Doves, 2008

by Jowhara AlSaud

Description
This image from Jowhara AlSaud's series Out of Line comments on censorship in Saudi Arabia and its effects on visual communication. There are regions in Saudi Arabia where lines are still drawn across throats in photographs (figuratively cutting the head off.) Faces are blurred on billboards. Skirts and sleeves are crudely lengthened with black markers on women's outfits in magazines. Art, as everything else here, is governed by Islamic law. Figurative work is still considered by many to be sinful.
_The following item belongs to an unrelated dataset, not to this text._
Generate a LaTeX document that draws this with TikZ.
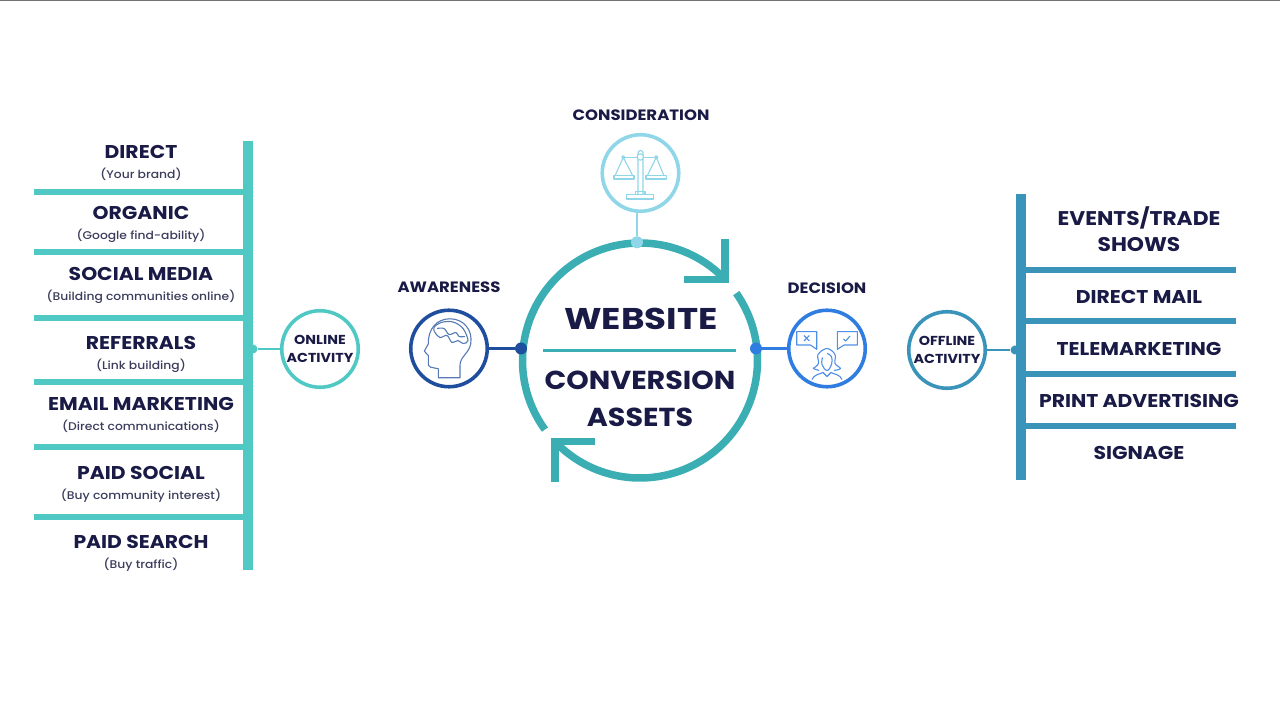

AlSaud began applying the language of the censors to personal photographs, making line drawings, omitting faces, and keeping only the essentials. This preserved the anonymity of my subjects, which allowed me more freedom as it is still taboo to have one's portrait hanging in a gallery or someone else's home. When reduced to sketches, the images achieved enough distance from the original photographs that neither subjects nor censors could find them objectionable. They became autonomous, minimal narratives. In etching these drawings back into film and printing them in an analogue darkroom, she points to the malleability of the medium before even the advances and accessibility of digital manipulation. It becomes a highly coded and self-reflexive language.
Details

C-Print
Image Size: 11 x 14 inches
Paper Size: 11 x 14 inches
Edition of 25 + 5 Artist Proofs
Signed and numbered by the artist

About the Artist

Jowhara AlSaud (b. 1978, Saudi Arabia) received a BA in Film Theory from Wellesley College and an MFA from the School of The Museum of Fine Arts, Boston, in 2004. AlSaud was runner-up for the 2008 Aperture Foundation Portfolio Prize. She has exhibited her work internationally in group and solo shows in Europe and the Middle East, most recently at art fairs Paris Photo, Art Palm Beach, the Aleppo 10th International Photo Festival in Syria, Scope NYC, Pulse NYC, Art Dubai, Schneider Gallery in Chicago and at the Berlin and Shanghai Biennales. Her work is part of collections across Europe, the US, and the Middle East. She splits her time between New York and Jeddah, Saudi Arabia.